[PROBLEM DETAILS] Where a line holds the string "Reproduce", return that line.

[DATA ENTRIES]
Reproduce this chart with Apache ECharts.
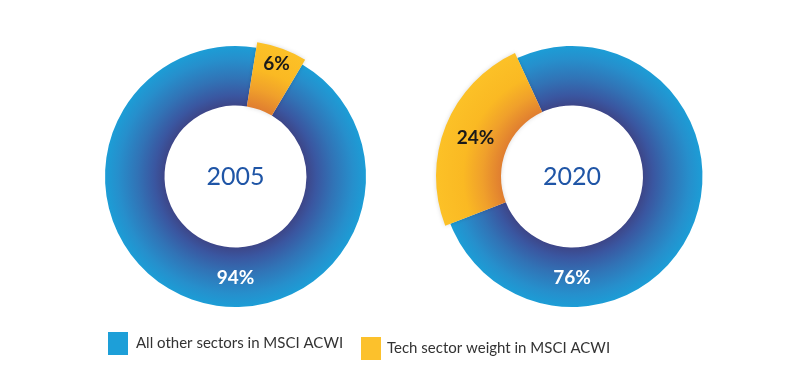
<!DOCTYPE html>
<html><head><meta charset="utf-8">
<script src="https://cdn.jsdelivr.net/npm/echarts@6/dist/echarts.min.js"></script>
<style>html,body{margin:0;padding:0;background:#fff}#c{width:800px;height:379px}</style>
</head><body><div id="c"></div>
<script>
const years = ['2005', '2020'];
const categories = ['Tech sector weight in MSCI ACWI', 'All other sectors in MSCI ACWI'];
const techWeight = [6, 24];
const otherWeight = [94, 76];
// angle (deg clockwise from 12 o'clock) where the tech slice is centred
const techMidAngle = [20, 292];

const centers = [[235.5, 176.5], [572, 176.5]];
const rIn = 71, rBlue = 130.5, rYellow = 136;
const FONT = 'Lato, "Noto Sans", sans-serif';

function blueGrad(c) {
  return new echarts.graphic.RadialGradient(c[0], c[1], rBlue, [
    {offset: 0, color: '#3d4688'},
    {offset: rIn / rBlue, color: '#3d4688'},
    {offset: 0.62, color: '#3a56a0'},
    {offset: 0.75, color: '#3173b6'},
    {offset: 0.9, color: '#268fcc'},
    {offset: 1, color: '#1c9dd6'}
  ], true);
}
function yellowGrad(c) {
  return new echarts.graphic.RadialGradient(c[0], c[1], rYellow, [
    {offset: 0, color: '#e07e30'},
    {offset: rIn / rYellow, color: '#e07e30'},
    {offset: 0.66, color: '#f0a02b'},
    {offset: 0.8, color: '#fab923'},
    {offset: 1, color: '#fcc127'}
  ], true);
}
const series = [];
years.forEach((yr, i) => {
  const c = centers[i];
  const total = techWeight[i] + otherWeight[i];
  const startCw = techMidAngle[i] - techWeight[i] / total * 360 / 2;
  const startAngle = 90 - startCw;
  // blue ring
  series.push({
    type: 'pie', silent: true, center: c, radius: [rIn, rBlue], startAngle: startAngle,
    clockwise: true, avoidLabelOverlap: false,
    data: [
      {name: categories[0], value: techWeight[i], itemStyle: {color: 'rgba(0,0,0,0)'}, label: {show: false}},
      {name: categories[1], value: otherWeight[i], itemStyle: {color: blueGrad(c)},
       label: {show: true, position: 'inside', formatter: '{c}%', color: '#fff', fontSize: 19, fontWeight: 'bold', fontFamily: FONT}}
    ],
    labelLayout: function (p) { return p.dataIndex === 1 ? {x: c[0], y: c[1] + 101} : {}; },
    labelLine: {show: false}
  });
  // yellow slice
  const labR = techWeight[i] < 10 ? 120 : 104;
  const a = techMidAngle[i] * Math.PI / 180;
  series.push({
    type: 'pie', silent: true, center: c, radius: [rIn, rYellow], startAngle: startAngle,
    clockwise: true, avoidLabelOverlap: false,
    data: [
      {name: categories[0], value: techWeight[i], itemStyle: {color: yellowGrad(c), shadowColor: 'rgba(0,0,0,0.15)', shadowBlur: 4},
       label: {show: true, position: 'inside', formatter: '{c}%', color: '#1a1a1a', fontSize: 19, fontWeight: 'bold', fontFamily: FONT}},
      {name: categories[1], value: otherWeight[i], itemStyle: {color: 'rgba(0,0,0,0)'}, label: {show: false}}
    ],
    labelLayout: function (p) { return p.dataIndex === 0 ? {x: c[0] + labR * Math.sin(a), y: c[1] - labR * Math.cos(a)} : {}; },
    labelLine: {show: false}
  });
});

const chart = echarts.init(document.getElementById('c'), null, {renderer: 'canvas'});
chart.setOption({
  animation: false,
  backgroundColor: '#ffffff',
  title: years.map((y, i) => ({
    text: y, left: centers[i][0], top: centers[i][1], textAlign: 'center', textVerticalAlign: 'middle', padding: 0,
    textStyle: {color: '#1f55a6', fontSize: 25, fontWeight: 'normal', fontFamily: FONT}
  })),
  legend: [
    {left: 108, top: 332, padding: 0, itemWidth: 20, itemHeight: 23, selectedMode: false, icon: 'rect',
     data: [{name: categories[1], itemStyle: {color: '#1d9fd8'}}],
     textStyle: {fontSize: 15, color: '#333', fontFamily: FONT, padding: [2, 0, 0, 3]}},
    {left: 361, top: 337, padding: 0, itemWidth: 20, itemHeight: 23, selectedMode: false, icon: 'rect',
     data: [{name: categories[0], itemStyle: {color: '#fcc12c'}}],
     textStyle: {fontSize: 15, color: '#333', fontFamily: FONT, padding: [2, 0, 0, 1]}}
  ],
  series: series
});
</script></body></html>
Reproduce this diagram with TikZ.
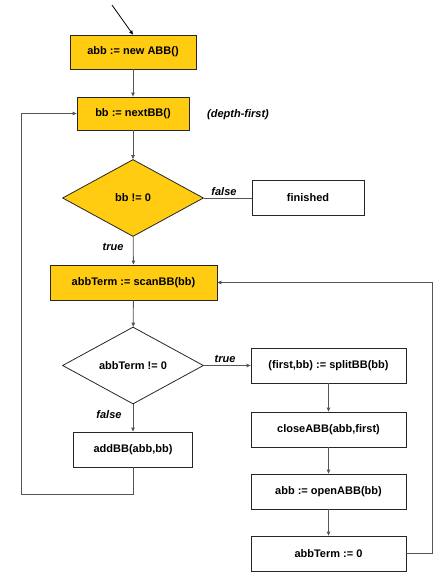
\documentclass[tikz,border=0pt]{standalone}
\usepackage{fontspec}
\setmainfont{Liberation Sans}
\usetikzlibrary{shapes.geometric,arrows.meta}
\definecolor{stepgold}{HTML}{FFCC11}
\definecolor{wire}{HTML}{555555}
\begin{document}
\begin{tikzpicture}[x=1pt,y=-1pt,
  every node/.style={font=\fontsize{11}{13}\selectfont\bfseries},
  stepbox/.style={draw=black!85,line width=0.8pt,rectangle,inner sep=0pt},
  gold/.style={fill=stepgold},
  test/.style={draw=black!85,line width=0.8pt,diamond,inner sep=0pt,
    minimum width=141pt,minimum height=77pt},
  lbl/.style={font=\fontsize{11}{13}\selectfont\bfseries\itshape},
  wireline/.style={draw=wire,line width=0.8pt},
  flow/.style={wireline,-{Triangle[length=4pt,width=3.5pt]}}]
\useasboundingbox (0,0) rectangle (438,572);

% left column
\node[stepbox,gold,minimum width=126pt,minimum height=34pt] (newabb) at (133,52) {abb := new ABB()};
\node[stepbox,gold,minimum width=112pt,minimum height=33pt] (nextbb) at (133,113.5) {bb := nextBB()};
\node[lbl] (depth) at (238,115) {(depth-first)};
\node[test,gold] (bbtest) at (133,198) {bb != 0};
\node[stepbox,minimum width=112pt,minimum height=35pt] (finished) at (308,198) {finished};
\node[stepbox,gold,minimum width=167pt,minimum height=35pt] (scan) at (133.5,282.5) {abbTerm := scanBB(bb)};
\node[test] (termtest) at (133,365.5) {abbTerm != 0};
\node[stepbox,minimum width=119pt,minimum height=35pt] (addbb) at (133,449.5) {addBB(abb,bb)};

% right column
\node[stepbox,minimum width=155pt,minimum height=35pt] (split) at (328.5,365.5) {(first,bb) := splitBB(bb)};
\node[stepbox,minimum width=155pt,minimum height=35pt] (close) at (328.5,429.5) {closeABB(abb,first)};
\node[stepbox,minimum width=155pt,minimum height=35pt] (open) at (328.5,491.5) {abb := openABB(bb)};
\node[stepbox,minimum width=155pt,minimum height=35pt] (zero) at (328.5,553.5) {abbTerm := 0};

% branch labels
\node[lbl] (falseA) at (224,192) {false};
\node[lbl] (trueA) at (113,247) {true};
\node[lbl] (trueB) at (225,359) {true};
\node[lbl] (falseB) at (109,415) {false};

% connectors
\coordinate (entry) at (112,5);
\coordinate (loopA) at (133,494);
\coordinate (loopB) at (21,494);
\coordinate (loopC) at (432,553.5);
\draw[flow,draw=black] (entry) -- (newabb.north);
\draw[flow] (newabb) -- (nextbb);
\draw[flow] (nextbb) -- (bbtest);
\draw[wireline] (bbtest.east) -- (finished.west);
\draw[flow] (bbtest) -- (scan);
\draw[flow] (scan) -- (termtest);
\draw[flow] (termtest.east) -- (split.west);
\draw[flow] (termtest) -- (addbb);
\draw[flow] (split) -- (close);
\draw[flow] (close) -- (open);
\draw[flow] (open) -- (zero);
\draw[flow] (zero.east) -- (loopC) |- (scan.east);
\draw[flow] (addbb.south) -- (loopA) -- (loopB) |- (nextbb.west);
\end{tikzpicture}
\end{document}
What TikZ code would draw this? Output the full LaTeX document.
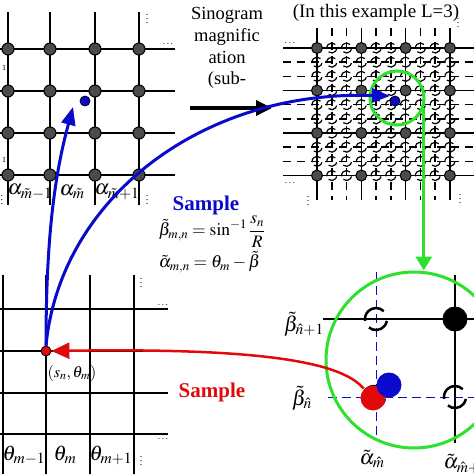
\documentclass[tikz,border=0pt]{standalone}
\usepackage{mathptmx}
\usepackage{fontspec}
\setmainfont{Liberation Serif}
\usetikzlibrary{arrows.meta}

\definecolor{gridgray}{RGB}{75,75,75}
\definecolor{zoomgreen}{RGB}{45,225,45}
\definecolor{sampblue}{RGB}{10,10,205}
\definecolor{sampred}{RGB}{225,10,10}

\begin{document}
\begin{tikzpicture}[x=1pt,y=-1pt,line width=1.6pt,
  bignode/.style={circle,draw=black,fill=gridgray,line width=1pt,inner sep=0pt,minimum size=12pt},
  dotnode/.style={circle,inner sep=0pt,minimum size=10pt},
  minorline/.style={dash pattern=on 8pt off 6pt},
  bluedash/.style={sampblue,line width=1pt,dash pattern=on 9pt off 5pt},
  lbl/.style={font=\fontsize{21}{24}\selectfont,inner sep=0pt},
  eqn/.style={font=\fontsize{17.5}{20}\selectfont,inner sep=0pt,anchor=west},
  dots/.style={font=\fontsize{10}{10}\selectfont,inner sep=0pt},
  bluearrow/.style={sampblue,line width=3pt,-{Triangle[length=18pt,width=14pt]}},
  redarrow/.style={sampred,line width=2.5pt,-{Triangle[length=18pt,width=16pt]}},
  greenarrow/.style={zoomgreen,line width=3pt,-{Triangle[length=14pt,width=16pt]}},
  zoomring/.style={circle,draw=zoomgreen,line width=3pt,inner sep=0pt}]
\useasboundingbox (0,0) rectangle (474,474);
\clip (0,0) rectangle (474,474);

\foreach \y in {49,91,133,175} \draw (0,\y) -- (175,\y);
\foreach \x in {8,50,95,139} \draw (\x,12) -- (\x,205);
\foreach \x in {8,50,95,139} \foreach \y in {49,91,133,175} \node[bignode] (tl\x-\y) at (\x,\y) {};
\node[dots] (tlda) at (147,16) {$\vdots$};
\node[dots] (tldb) at (147,197) {$\vdots$};
\node[dots] (tldc) at (2,197) {$\vdots$};
\node[dots] (tldd) at (168,44) {$\cdots$};
\node[font=\fontsize{8}{8}\selectfont] (tlone) at (4,68) {1};
\node[font=\fontsize{8}{8}\selectfont] (tltwo) at (4,160) {1};
\node[lbl] (aA) at (30,192) {$\alpha_{\tilde m-1}$};
\node[lbl] (aB) at (72,192) {$\alpha_{\tilde m}$};
\node[lbl] (aC) at (117,192) {$\alpha_{\tilde m+1}$};
\node[dotnode,draw=black,fill=sampblue,line width=0.8pt] (bdot) at (85,101) {};

\node[font=\fontsize{18.5}{21.7}\selectfont,align=center,inner sep=0pt] (sino) at (227,48) {Sinogram\\magnific\\ation\\(sub-};
\coordinate (arrA) at (190,108);
\coordinate (arrB) at (272,108);
\draw[line width=3.5pt,-{Triangle[length=16pt,width=15pt]}] (arrA) -- (arrB);
\node[font=\fontsize{19}{22}\selectfont,inner sep=0pt] (exmp) at (376,13) {(In this example L=3)};

\foreach \i in {0,...,9} {
  \pgfmathsetmacro\xx{317+14.77*\i}
  \pgfmathtruncatemacro\mj{mod(\i,3)==0}
  \ifnum\mj=1 \draw (\xx,28) -- (\xx,200); \else \draw[minorline] (\xx,28) -- (\xx,200); \fi
}
\foreach \j in {0,...,9} {
  \pgfmathsetmacro\yy{48+14.17*\j}
  \pgfmathtruncatemacro\mj{mod(\j,3)==0}
  \ifnum\mj=1 \draw (283,\yy) -- (474,\yy); \else \draw[minorline] (283,\yy) -- (474,\yy); \fi
}
\foreach \i in {0,...,9} \foreach \j in {0,...,9} {
  \pgfmathsetmacro\xx{317+14.77*\i}
  \pgfmathsetmacro\yy{48+14.17*\j}
  \pgfmathtruncatemacro\mj{and(mod(\i,3)==0,mod(\j,3)==0)}
  \ifnum\mj=1 \node[bignode,minimum size=11pt] (tr\i-\j) at (\xx,\yy) {};
  \else
    \draw[line width=1.2pt] (\xx,\yy) +(45:5pt) arc (45:190:5pt);
    \draw[line width=1.2pt] (\xx,\yy) +(230:5pt) arc (230:350:5pt);
  \fi
}
\node[dots] (trda) at (290,43) {$\cdots$};
\node[dots] (trdb) at (290,183) {$\cdots$};
\node[dots] (trdc) at (308,198) {$\vdots$};
\node[dots] (trdd) at (458,20) {$\vdots$};
\node[dots] (trde) at (460,196) {$\vdots$};
\node[dotnode,draw=black,fill=sampblue,line width=0.8pt] (bdotB) at (395,101) {};

\node[font=\fontsize{21}{24}\selectfont\bfseries,text=sampblue,inner sep=0pt] (smpB) at (206,205) {Sample};
\node[eqn] (eqA) at (158,232) {$\tilde\beta_{m,n} = \sin^{-1}\displaystyle\frac{s_n}{R}$};
\node[eqn] (eqB) at (158,262) {$\tilde\alpha_{m,n} = \theta_m - \tilde\beta$};

\foreach \y in {309,351,393,434} \draw (0,\y) -- (168,\y);
\foreach \x in {3,46,90,134} \draw (\x,275) -- (\x,474);
\node[dots] (bldaa) at (141,280) {$\vdots$};
\node[dots] (bldb) at (141,458) {$\vdots$};
\node[dots] (bldc) at (163,305) {$\cdots$};
\node[dots] (bldd) at (163,439) {$\cdots$};
\node[lbl] (tA) at (24,455) {$\theta_{m-1}$};
\node[lbl] (tB) at (65,455) {$\theta_{m}$};
\node[lbl] (tC) at (111,455) {$\theta_{m+1}$};
\node[dotnode,draw=black,fill=sampred,line width=0.8pt] (rdot) at (46,351) {};
\node[font=\fontsize{16}{18}\selectfont,inner sep=0pt] (snt) at (72,373) {$(s_n,\theta_m)$};
\node[font=\fontsize{21}{24}\selectfont\bfseries,text=sampred,inner sep=0pt] (smpR) at (212,392) {Sample};

\draw[bluedash] (376,272) -- (376,440);
\draw (455,275) -- (455,443);
\draw (323,319) -- (474,319);
\draw[bluedash] (328,397) -- (474,397);
\node[dotnode,fill=black,minimum size=25pt] (kdot) at (455,319) {};
\foreach \x/\y in {376/319,455/397,374/397} {
  \draw[line width=2.5pt] (\x,\y) +(45:11pt) arc (45:190:11pt);
  \draw[line width=2.5pt] (\x,\y) +(230:11pt) arc (230:350:11pt);
}
\node[dotnode,fill=sampred,minimum size=25pt] (rbig) at (373,398) {};
\node[dotnode,fill=sampblue,minimum size=25pt] (bbig) at (389,385) {};
\node[lbl] (bA) at (304,324) {$\tilde\beta_{\hat n+1}$};
\node[lbl] (bB) at (302,398) {$\tilde\beta_{\hat n}$};
\node[lbl] (cA) at (372,459) {$\tilde\alpha_{\hat m}$};
\node[lbl] (cB) at (466,464) {$\tilde\alpha_{\hat m+1}$};

\node[zoomring,minimum size=54pt] (zoomA) at (397,98) {};
\node[zoomring,minimum size=176pt] (zoomB) at (414,360) {};
\draw[greenarrow] (zoomA.-20) -- (zoomA.-20 |- zoomB.north);

\coordinate (tipA) at (73,107);
\coordinate (tipB) at (390,96);
\draw[bluearrow] (rdot.north) .. controls (46,230) and (56,170) .. (tipA);
\draw[bluearrow] (rdot.north) .. controls (60,200) and (200,90) .. (tipB);
\draw[redarrow] (rbig.north west) .. controls (340,360) and (250,348) .. (rdot.east);
\end{tikzpicture}
\end{document}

[TASK RESULT]
Reproduce this chart with Apache ECharts.
Reproduce this diagram with TikZ.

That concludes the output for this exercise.